Some Utahns are displeased that Rep. Wayne Owens, D-Utah, voted against legislation that would have required members of Congress to say the Pledge of Allegiance at the beginning of each day.

Carrying signs proclaiming, "I love my flag," "Wake up, Wayne" and "Demand Wayne Owens resign," about two dozen protesters chanted and marched Saturday outside the Federal Building on First South and State Street."It's pretty blatantly offensive. He (Owens) must have been asleep," said Frances Merrill of Salt Lake City. "If people knew something about it, they'd do something and hopefully they will in November."

Organizer Don Choquette said he objects to Owens' vote and contends the 2nd District Democrat cast a vote against the proposal because of the congressman's allegiance with presidential candidate Michael Dukakis.

The House will recite the Pledge of Allegiance twice next week under a plan pushed by Democrats after killing a Republican proposal to open each day's business with the pledge.
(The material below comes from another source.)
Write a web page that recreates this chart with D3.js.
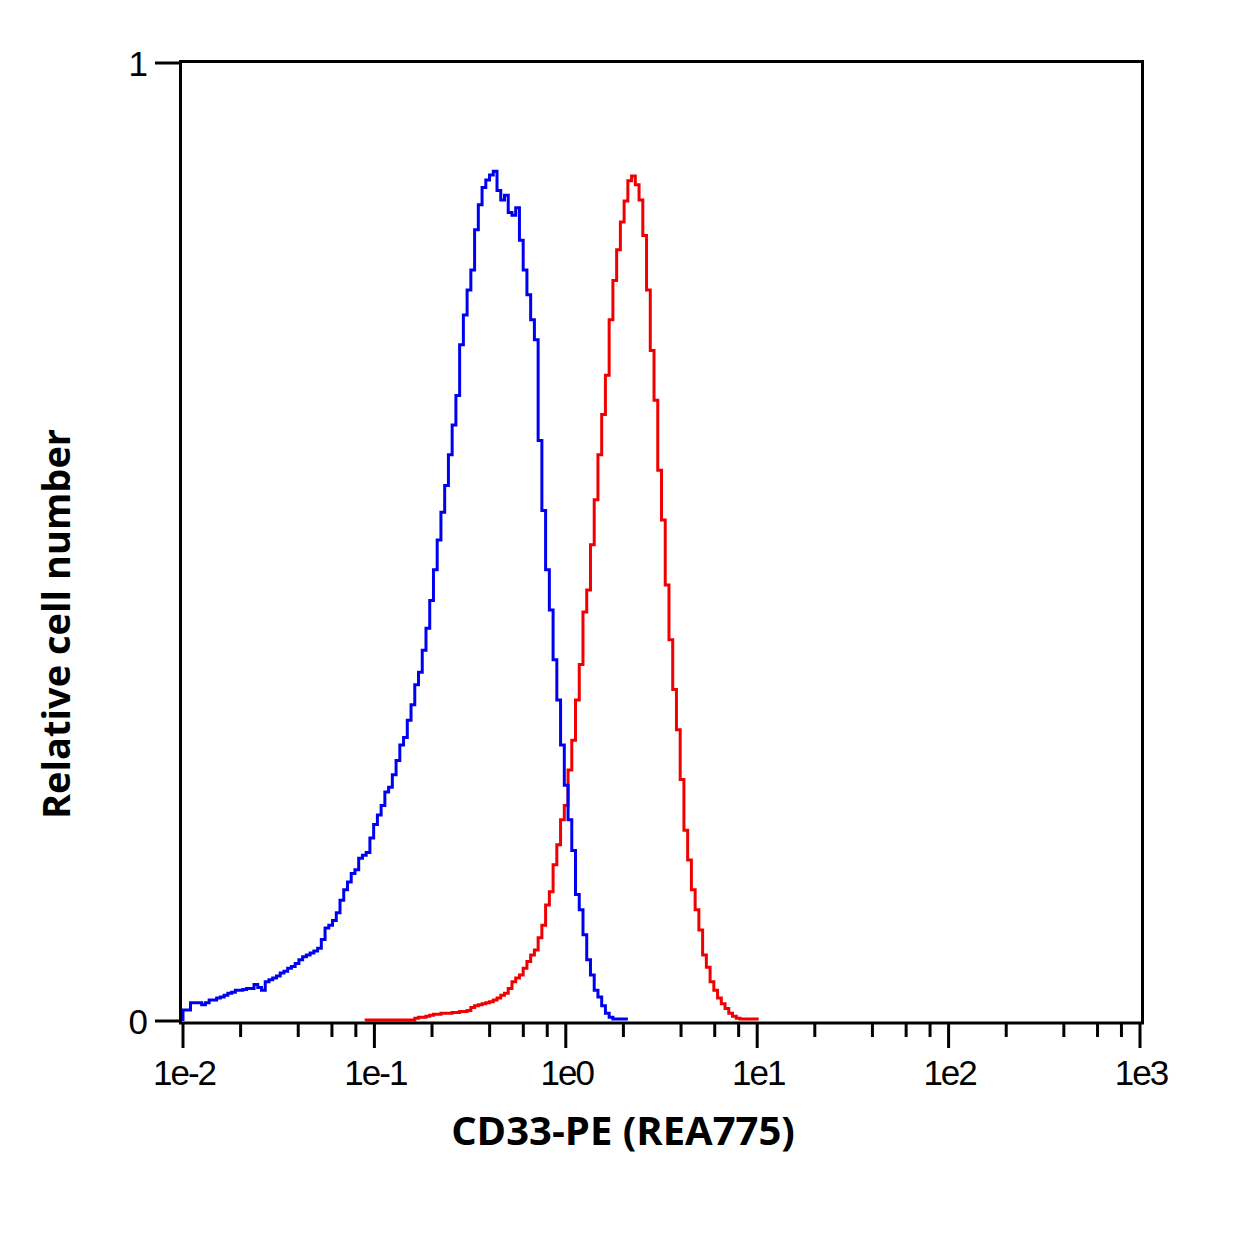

Rep. John Rowland, R-Conn., using one of GOP nominee George Bush's frequent campaign themes, started it all Friday with a resolution calling for a daily recitation of the pledge.

Rowland was eventually ruled out of order and House Speaker Jim Wright, D-Texas, took to the floor to defend the parliamentary ruling and accused the GOP of playing politics with the pledge.

Lest the Democrats be perceived as anti-pledge, however, Wright said he would ask Reps. Sonny Montgomery, D-Miss., chairman of the Veterans Affairs Committee, and Jerry Lewis, R-Calif., to lead the pledge on Tuesday and Wednesday next week.

"Wayne is in favor of the Pledge of Allegiance in the House or anywhere else, but is disappointed that the Pledge of Allegiance and patriotism has become a political issue," said Owens' press secretary Art Kingdom on Saturday.

The House rules already allow the pledge to be recited, Kingdom said, and House Speaker Wright's objections to the motion were based on Rowland's failure to follow parliamentary procedure.

Protest organizers in Salt Lake City handed out press releases that appeared to be designed to be used at similar rallies. The releases had a blank where the name of a congressman could be written in, and the Salt Lakers had written in Owens' name.